◆ **Goal**:
Give back exactly the lines from the beginning of the listing below to the line holding "from matplotlib.patches import FancyBboxPatch", both ends included; the pictures stay out.

◆ **Data in this exercise**:
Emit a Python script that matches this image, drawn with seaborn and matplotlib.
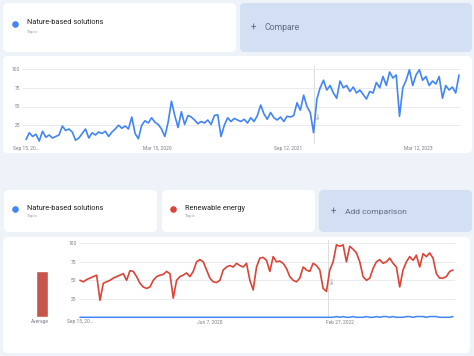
import pandas as pd
import seaborn as sns
import matplotlib.pyplot as plt
import matplotlib.dates as mdates
from matplotlib.patches import FancyBboxPatch

# Interest over time, Nature-based solutions alone (roughly every two weeks)
nbs_interest = [
    6, 15, 10, 13, 4, 17, 9, 12, 8, 10, 12, 24, 18, 20, 16, 5, 8, 14, 20, 8,
    15, 12, 16, 14, 17, 10, 16, 20, 25, 21, 24, 20, 36, 14, 7, 25, 31, 28, 35, 29,
    26, 20, 10, 29, 57, 38, 22, 43, 26, 38, 36, 32, 27, 30, 28, 32, 26, 38, 39, 10,
    25, 35, 30, 34, 32, 30, 33, 28, 35, 30, 38, 52, 40, 33, 42, 35, 32, 36, 30, 37,
    36, 38, 55, 45, 65, 50, 42, 15, 60, 75, 85, 72, 78, 68, 61, 84, 75, 78, 70, 76,
    68, 72, 66, 60, 70, 68, 82, 75, 90, 78, 96, 88, 92, 37, 75, 85, 99, 78, 92, 99,
    85, 90, 78, 84, 80, 90, 61, 78, 72, 76, 68, 92,
]

# Comparison chart
renewable_interest = [
    50, 48, 51, 53, 55, 57, 23, 46, 48, 50, 53, 55, 57, 59, 50, 63, 62, 55, 46, 41,
    39, 41, 50, 55, 57, 58, 62, 59, 26, 50, 55, 57, 60, 55, 62, 75, 78, 75, 64, 53,
    48, 47, 50, 64, 68, 70, 68, 73, 70, 68, 73, 50, 37, 68, 80, 81, 77, 62, 82, 75,
    76, 73, 66, 55, 50, 48, 53, 68, 64, 62, 73, 70, 64, 39, 35, 64, 75, 98, 96, 98,
    75, 96, 92, 87, 75, 55, 50, 53, 66, 75, 78, 73, 75, 80, 73, 68, 41, 64, 75, 82,
    77, 84, 68, 86, 82, 87, 80, 59, 53, 53, 55, 62, 64,
]
nbs_vs_renewable = [
    0, 0, 0, 0, 0, 0, 0, 0, 0, 0, 0, 0, 0, 0, 0, 0, 0, 0, 0, 0,
    0, 0, 0, 0, 0, 0, 0, 0, 0, 0, 0, 0, 0, 0, 0, 0, 0, 0, 0, 0,
    0, 0, 0, 0, 0, 0, 0, 0, 0, 0, 0, 0, 0, 0, 0, 0, 0, 0, 0, 0,
    0, 0, 0, 0, 0, 0, 0, 0, 0, 0, 0, 0, 0, 0, 0, 0, 0, 1, 0, 1,
    0, 0, 1, 0, 0, 0, 1, 0, 0, 1, 0, 1, 1, 0, 1, 0, 0, 0, 1, 1,
    0, 1, 1, 1, 0, 1, 1, 1, 0, 0, 0, 0, 1,
]
avg_terms = ["Nature-based solutions", "Renewable energy"]
avg_values = [0.4, 62]

top_ticks = ["2018-09-16", "2020-03-15", "2021-09-12", "2023-03-12"]
top_labels = ["Sep 15, 20...", "Mar 15, 2020", "Sep 12, 2021", "Mar 12, 2023"]
bot_ticks = ["2018-09-16", "2020-06-07", "2022-02-27"]
bot_labels = ["Sep 15, 20...", "Jun 7, 2020", "Feb 27, 2022"]
note_date = "2022-01-01"

BLUE = "#4285f4"
RED = "#db4437"
GRID = "#e6e8ec"
TICK = "#7a7f86"
BG = "#eef2f9"
W, H = 474, 356

sns.set_theme(style="white")
plt.rcParams["font.family"] = ["Roboto", "DejaVu Sans"]

fig = plt.figure(figsize=(W / 100, H / 100), dpi=100)
fig.patch.set_facecolor(BG)


def px_axes(x0, y0, x1, y1, **kw):
    return fig.add_axes([x0 / W, 1 - y1 / H, (x1 - x0) / W, (y1 - y0) / H], **kw)


# background layer with the cards
bg = px_axes(0, 0, W, H)
bg.set_xlim(0, W)
bg.set_ylim(H, 0)
bg.axis("off")


def card(x0, y0, x1, y1, color):
    bg.add_patch(FancyBboxPatch((x0, y0), x1 - x0, y1 - y0,
                                boxstyle="round,pad=0,rounding_size=5",
                                fc=color, ec="none"))


card(3, 3, 236, 52, "white")
card(240, 3, 472, 52, "#d3dff2")
card(3, 56, 472, 153, "white")
card(4, 190, 157, 232, "white")
card(162, 190, 315, 232, "white")
card(319, 190, 472, 232, "#d3dff2")
card(3, 237, 470, 353, "white")

bg.scatter([15], [24], s=14, color=BLUE)
bg.text(27, 23, "Nature-based solutions", fontsize=5.3, color="#202124", va="center")
bg.text(27, 32.5, "Topic", fontsize=3.2, color="#9aa0a6", va="center")
bg.text(251, 28, "+", fontsize=7, color="#5f6b80", va="center")
bg.text(265, 28, "Compare", fontsize=6.2, color="#5f6b80", va="center")

bg.scatter([15], [209], s=14, color=BLUE)
bg.text(27, 209, "Nature-based solutions", fontsize=5.3, color="#202124", va="center")
bg.text(27, 216.5, "Topic", fontsize=3.2, color="#9aa0a6", va="center")
bg.scatter([173], [209], s=14, color=RED)
bg.text(185, 209, "Renewable energy", fontsize=5.3, color="#202124", va="center")
bg.text(185, 216.5, "Topic", fontsize=3.2, color="#9aa0a6", va="center")
bg.text(331, 212, "+", fontsize=7, color="#5f6b80", va="center")
bg.text(345, 212, "Add comparison", fontsize=6, color="#5f6b80", va="center")


def style_trend(ax, dates, x_first, x_last, x_left, x_right, ticks, labels):
    d0, d1 = mdates.date2num(dates[0]), mdates.date2num(dates[-1])
    per_px = (d1 - d0) / (x_last - x_first)
    ax.set_xlim(d0 - (x_first - x_left) * per_px, d1 + (x_right - x_last) * per_px)
    ax.set_facecolor("none")
    ax.set_yticks([0, 25, 50, 75, 100])
    ax.set_yticklabels(["", "25", "50", "75", "100"])
    ax.grid(axis="y", color=GRID, linewidth=0.6)
    ax.set_xticks(pd.to_datetime(ticks))
    ax.set_xticklabels(labels)
    ax.tick_params(axis="both", labelsize=3.5, labelcolor=TICK, length=0, pad=1.5)
    ax.set_xlabel("")
    ax.set_ylabel("")
    for s in ax.spines.values():
        s.set_visible(False)
    ax.axvline(pd.Timestamp(note_date), color="#d5d8dc", linewidth=0.6, zorder=0)


# chart 1: Nature-based solutions alone
ax1 = px_axes(22, 66, 461, 144)
dates1 = pd.date_range("2018-09-16", "2023-08-27", periods=len(nbs_interest))
sns.lineplot(x=dates1, y=nbs_interest, ax=ax1, color=BLUE, linewidth=1.2)
ax1.set_ylim(0, 104)
style_trend(ax1, dates1, 26, 459, 22, 461, top_ticks, top_labels)
ax1.axhline(0, color="#d5d8dc", linewidth=0.6, zorder=0)
ax1.text(pd.Timestamp("2022-01-20"), 38, "Note", fontsize=2.3, color="#9aa0a6",
         rotation=90, ha="center", va="center")

# chart 2: comparison
ax2 = px_axes(80, 240, 455, 317.3)
dates2 = pd.date_range("2018-09-16", "2023-08-27", periods=len(renewable_interest))
sns.lineplot(x=dates2, y=nbs_vs_renewable, ax=ax2, color=BLUE, linewidth=1.1)
sns.lineplot(x=dates2, y=renewable_interest, ax=ax2, color=RED, linewidth=1.2)
ax2.set_ylim(0, 104.5)
style_trend(ax2, dates2, 80, 453, 80, 455, bot_ticks, bot_labels)
ax2.yaxis.set_tick_params(pad=2.5)
for ln in ax2.lines[:2]:
    ln.set_clip_on(False)
ax2.text(pd.Timestamp("2022-01-20"), 50, "Note", fontsize=2.3, color="#9aa0a6",
         rotation=90, ha="center", va="center")

# average bars
ax3 = px_axes(12, 240, 57, 317.3)
sns.barplot(x=avg_terms, y=avg_values, hue=avg_terms, palette=[BLUE, RED],
            ax=ax3, width=0.6, legend=False)
ax3.set_xlim(-0.5, 1.75)
ax3.set_ylim(0, 104.5)
ax3.set_facecolor("none")
ax3.set_xticks([])
ax3.set_yticks([])
ax3.set_xlabel("")
ax3.set_ylabel("")
for s in ax3.spines.values():
    s.set_visible(False)
ax3.axhline(0, color="#c9ccd1", linewidth=0.6)
bg.text(40, 322, "Average", fontsize=3.5, color=TICK, ha="center", va="center")

fig.savefig("out.png", dpi=100, facecolor=BG)
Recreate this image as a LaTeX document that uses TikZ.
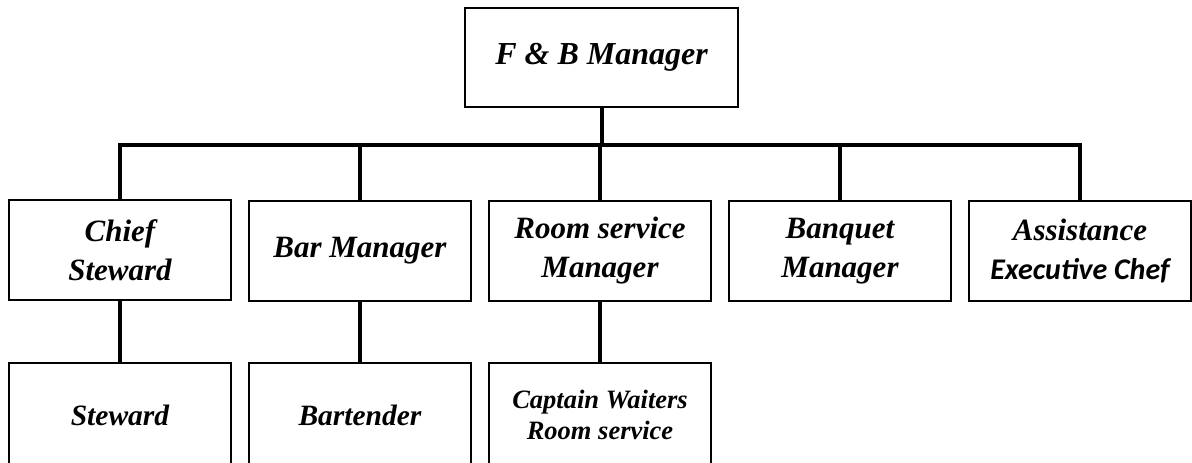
\documentclass[tikz,border=0pt]{standalone}
\usepackage{fontspec}
\setmainfont{Liberation Serif}
\newfontfamily\carlitofont{Carlito}
\begin{document}
\begin{tikzpicture}[x=1pt,y=-1pt,
  post/.style={draw=black, line width=2.8pt, fill=white, rectangle,
    minimum width=222pt, minimum height=100pt, inner sep=0pt,
    align=center, font=\fontsize{31}{39}\selectfont\bfseries\itshape},
  headpost/.style={post, minimum width=273pt, minimum height=99pt,
    font=\fontsize{32}{39}\selectfont\bfseries\itshape},
  lowpost/.style={post, minimum height=104pt,
    font=\fontsize{29.5}{39}\selectfont\bfseries\itshape},
  link/.style={line width=3.6pt}]
\useasboundingbox (0,0) rectangle (1192,463);
\clip (0,0) rectangle (1192,463);

% head of department
\node[headpost] (fb) at (601.5,57.5) {F \& B Manager};

% second level
\node[post] (chief)   at (120,250) {Chief\\Steward};
\node[post] (bar)     at (360,251) {Bar Manager};
\node[post] (room)    at (600,251) {Room service\\Manager};
\node[post] (banquet) at (840,251) {Banquet\\Manager};
\node[post] (chef)    at (1080,251) {Assistance\\{\carlitofont\fontsize{30}{39}\selectfont\bfseries\itshape Executive Chef}};

% third level
\node[lowpost] (steward)   at (120,415) {Steward};
\node[lowpost] (bartender) at (360,415) {Bartender};
\node[lowpost, font=\fontsize{26.5}{31}\selectfont\bfseries\itshape] (captain) at (600,415) {Captain Waiters\\Room service};

% distribution bar
\coordinate (bus) at (601,145);
\draw[link, line width=4pt] (fb.south) -- (fb.south |- bus);
\draw[link] ([xshift=-1.8pt]chief.north |- bus) -- ([xshift=1.8pt]chef.north |- bus);
\foreach \n in {chief,bar,room,banquet,chef}
  \draw[link] (\n.north |- bus) -- (\n.north);

% lower links
\draw[link] (chief.south) -- (steward.north);
\draw[link] (bar.south) -- (bartender.north);
\draw[link] (room.south) -- (captain.north);
\end{tikzpicture}
\end{document}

◆ **Written solution**:
Emit a Python script that matches this image, drawn with seaborn and matplotlib.
import pandas as pd
import seaborn as sns
import matplotlib.pyplot as plt
import matplotlib.dates as mdates
from matplotlib.patches import FancyBboxPatch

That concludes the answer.